# Extracted material

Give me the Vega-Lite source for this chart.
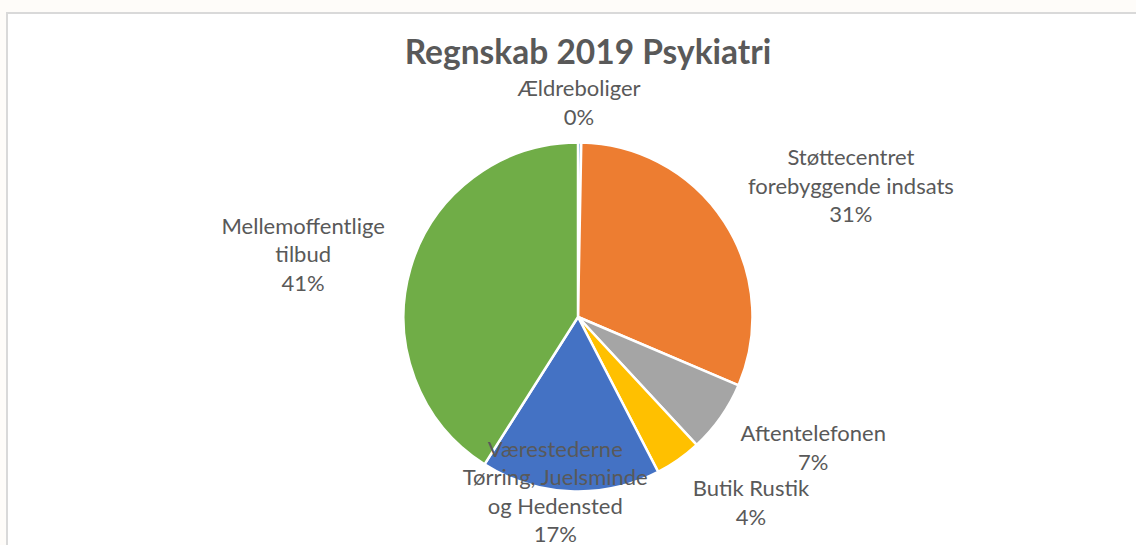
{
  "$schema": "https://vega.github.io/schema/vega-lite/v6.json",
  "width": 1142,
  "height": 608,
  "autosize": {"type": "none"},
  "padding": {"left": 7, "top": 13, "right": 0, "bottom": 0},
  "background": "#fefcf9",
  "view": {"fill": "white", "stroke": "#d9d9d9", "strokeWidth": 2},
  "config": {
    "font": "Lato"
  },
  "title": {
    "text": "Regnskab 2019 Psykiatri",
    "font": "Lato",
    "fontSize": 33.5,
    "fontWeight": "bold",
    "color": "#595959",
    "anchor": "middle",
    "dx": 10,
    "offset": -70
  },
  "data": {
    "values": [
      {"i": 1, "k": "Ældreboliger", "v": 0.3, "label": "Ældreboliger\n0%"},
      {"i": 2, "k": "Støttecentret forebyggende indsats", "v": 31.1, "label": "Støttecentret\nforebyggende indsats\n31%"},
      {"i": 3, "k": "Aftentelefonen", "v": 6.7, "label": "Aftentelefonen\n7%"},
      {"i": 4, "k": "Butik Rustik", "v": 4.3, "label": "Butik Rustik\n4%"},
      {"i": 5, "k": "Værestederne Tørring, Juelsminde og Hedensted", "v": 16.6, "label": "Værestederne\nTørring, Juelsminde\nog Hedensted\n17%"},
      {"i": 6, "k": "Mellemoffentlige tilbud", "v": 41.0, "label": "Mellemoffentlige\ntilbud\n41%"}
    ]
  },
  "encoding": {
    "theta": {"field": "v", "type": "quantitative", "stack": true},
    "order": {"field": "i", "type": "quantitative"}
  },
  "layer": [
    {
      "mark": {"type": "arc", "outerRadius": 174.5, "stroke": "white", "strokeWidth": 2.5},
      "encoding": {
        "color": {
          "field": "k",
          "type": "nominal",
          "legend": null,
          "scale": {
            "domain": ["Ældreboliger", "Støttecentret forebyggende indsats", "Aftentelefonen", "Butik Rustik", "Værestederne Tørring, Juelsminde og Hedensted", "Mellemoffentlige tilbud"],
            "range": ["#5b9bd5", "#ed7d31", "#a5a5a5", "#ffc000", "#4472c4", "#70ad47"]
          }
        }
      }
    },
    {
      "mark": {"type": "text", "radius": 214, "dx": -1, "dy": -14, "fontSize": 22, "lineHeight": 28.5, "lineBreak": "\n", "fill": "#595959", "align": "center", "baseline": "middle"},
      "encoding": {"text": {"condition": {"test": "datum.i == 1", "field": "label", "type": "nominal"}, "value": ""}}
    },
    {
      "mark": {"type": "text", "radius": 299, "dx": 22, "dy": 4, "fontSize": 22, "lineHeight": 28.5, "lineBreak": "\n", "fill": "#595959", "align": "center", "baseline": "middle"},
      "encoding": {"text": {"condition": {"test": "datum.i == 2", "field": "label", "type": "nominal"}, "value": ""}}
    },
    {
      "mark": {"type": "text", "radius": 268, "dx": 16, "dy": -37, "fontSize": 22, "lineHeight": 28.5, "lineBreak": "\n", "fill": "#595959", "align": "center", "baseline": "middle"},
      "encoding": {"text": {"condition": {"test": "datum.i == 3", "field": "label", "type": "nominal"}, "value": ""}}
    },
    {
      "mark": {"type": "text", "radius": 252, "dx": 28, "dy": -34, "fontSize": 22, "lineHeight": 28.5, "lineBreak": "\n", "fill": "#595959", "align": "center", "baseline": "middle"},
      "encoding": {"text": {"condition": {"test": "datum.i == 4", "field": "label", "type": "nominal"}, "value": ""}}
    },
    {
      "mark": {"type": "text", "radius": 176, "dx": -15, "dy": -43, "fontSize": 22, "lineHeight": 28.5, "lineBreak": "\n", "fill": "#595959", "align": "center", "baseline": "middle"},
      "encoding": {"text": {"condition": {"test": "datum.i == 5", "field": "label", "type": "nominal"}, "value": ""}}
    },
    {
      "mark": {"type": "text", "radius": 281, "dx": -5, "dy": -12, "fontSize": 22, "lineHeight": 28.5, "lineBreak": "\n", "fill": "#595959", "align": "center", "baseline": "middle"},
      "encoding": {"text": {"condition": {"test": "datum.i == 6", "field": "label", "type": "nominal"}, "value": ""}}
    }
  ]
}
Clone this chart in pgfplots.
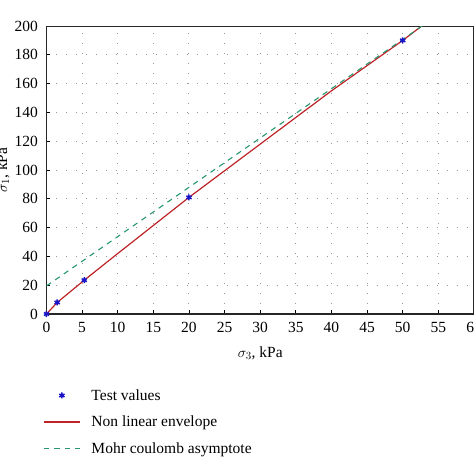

# Exercise details
Print out the material word for word, omitting the pictures.

# Exercise answer
Give me the Vega-Lite source for this chart.
{
  "$schema": "https://vega.github.io/schema/vega-lite/v6.json",
  "width": 1142,
  "height": 608,
  "autosize": {"type": "none"},
  "padding": {"left": 7, "top": 13, "right": 0, "bottom": 0},
  "background": "#fefcf9",
  "view": {"fill": "white", "stroke": "#d9d9d9", "strokeWidth": 2},
  "config": {
    "font": "Lato"
  },
  "title": {
    "text": "Regnskab 2019 Psykiatri",
    "font": "Lato",
    "fontSize": 33.5,
    "fontWeight": "bold",
    "color": "#595959",
    "anchor": "middle",
    "dx": 10,
    "offset": -70
  },
  "data": {
    "values": [
      {"i": 1, "k": "Ældreboliger", "v": 0.3, "label": "Ældreboliger\n0%"},
      {"i": 2, "k": "Støttecentret forebyggende indsats", "v": 31.1, "label": "Støttecentret\nforebyggende indsats\n31%"},
      {"i": 3, "k": "Aftentelefonen", "v": 6.7, "label": "Aftentelefonen\n7%"},
      {"i": 4, "k": "Butik Rustik", "v": 4.3, "label": "Butik Rustik\n4%"},
      {"i": 5, "k": "Værestederne Tørring, Juelsminde og Hedensted", "v": 16.6, "label": "Værestederne\nTørring, Juelsminde\nog Hedensted\n17%"},
      {"i": 6, "k": "Mellemoffentlige tilbud", "v": 41.0, "label": "Mellemoffentlige\ntilbud\n41%"}
    ]
  },
  "encoding": {
    "theta": {"field": "v", "type": "quantitative", "stack": true},
    "order": {"field": "i", "type": "quantitative"}
  },
  "layer": [
    {
      "mark": {"type": "arc", "outerRadius": 174.5, "stroke": "white", "strokeWidth": 2.5},
      "encoding": {
        "color": {
          "field": "k",
          "type": "nominal",
          "legend": null,
          "scale": {
            "domain": ["Ældreboliger", "Støttecentret forebyggende indsats", "Aftentelefonen", "Butik Rustik", "Værestederne Tørring, Juelsminde og Hedensted", "Mellemoffentlige tilbud"],
            "range": ["#5b9bd5", "#ed7d31", "#a5a5a5", "#ffc000", "#4472c4", "#70ad47"]
          }
        }
      }
    },
    {
      "mark": {"type": "text", "radius": 214, "dx": -1, "dy": -14, "fontSize": 22, "lineHeight": 28.5, "lineBreak": "\n", "fill": "#595959", "align": "center", "baseline": "middle"},
      "encoding": {"text": {"condition": {"test": "datum.i == 1", "field": "label", "type": "nominal"}, "value": ""}}
    },
    {
      "mark": {"type": "text", "radius": 299, "dx": 22, "dy": 4, "fontSize": 22, "lineHeight": 28.5, "lineBreak": "\n", "fill": "#595959", "align": "center", "baseline": "middle"},
      "encoding": {"text": {"condition": {"test": "datum.i == 2", "field": "label", "type": "nominal"}, "value": ""}}
    },
    {
      "mark": {"type": "text", "radius": 268, "dx": 16, "dy": -37, "fontSize": 22, "lineHeight": 28.5, "lineBreak": "\n", "fill": "#595959", "align": "center", "baseline": "middle"},
      "encoding": {"text": {"condition": {"test": "datum.i == 3", "field": "label", "type": "nominal"}, "value": ""}}
    },
    {
      "mark": {"type": "text", "radius": 252, "dx": 28, "dy": -34, "fontSize": 22, "lineHeight": 28.5, "lineBreak": "\n", "fill": "#595959", "align": "center", "baseline": "middle"},
      "encoding": {"text": {"condition": {"test": "datum.i == 4", "field": "label", "type": "nominal"}, "value": ""}}
    },
    {
      "mark": {"type": "text", "radius": 176, "dx": -15, "dy": -43, "fontSize": 22, "lineHeight": 28.5, "lineBreak": "\n", "fill": "#595959", "align": "center", "baseline": "middle"},
      "encoding": {"text": {"condition": {"test": "datum.i == 5", "field": "label", "type": "nominal"}, "value": ""}}
    },
    {
      "mark": {"type": "text", "radius": 281, "dx": -5, "dy": -12, "fontSize": 22, "lineHeight": 28.5, "lineBreak": "\n", "fill": "#595959", "align": "center", "baseline": "middle"},
      "encoding": {"text": {"condition": {"test": "datum.i == 6", "field": "label", "type": "nominal"}, "value": ""}}
    }
  ]
}
Clone this chart in pgfplots.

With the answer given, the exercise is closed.